Viernes tras
viernes, a la hora de comer, de vuelta a casa tras el trabajo, los veo. Están
en uno de esos pasillos que ven pasar riadas inconmovibles alternas con
periodos de silencio, como un cruce de semáforos. Sentados, no se los ve, hasta que te preguntas de donde
viene la música. Es un hombre el que toca, sentado en un pequeño taburete, con
un atril que sujeta pentagramas llenos de líneas para mí indescifrables.

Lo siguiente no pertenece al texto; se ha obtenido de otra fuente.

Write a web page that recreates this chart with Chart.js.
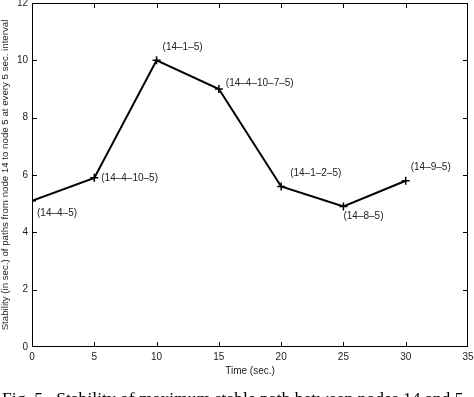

Acaricia las cuerdas del violín, nada destacable, suena… afinado. A su lado, una
mujer, de su misma edad, o similar, compartiendo arrugas y apenas un metro
cuadrado de una estación suburbana. Su esposa, piensas, que le acompaña allá
donde va, por amor, por obligación, por no quedarse sola, ¿quién sabe?. Allí están los dos, él ligeramente volteado dando la espalda a su compañera, quien
mira con tristeza a los viajeros que pasan. Eso es lo que me transmite,
agotamiento, tristeza, pesadumbre, hastío, a pesar de ser capaz de tocar un
instrumento difícil, de esgrimir notas y hacerlas volar por encima del rebaño,
haciendo que empapen a algunos de los que pasan sin ver. Quizá me gustaría
conocer su historia, pero tengo prisa. O me da miedo saberla.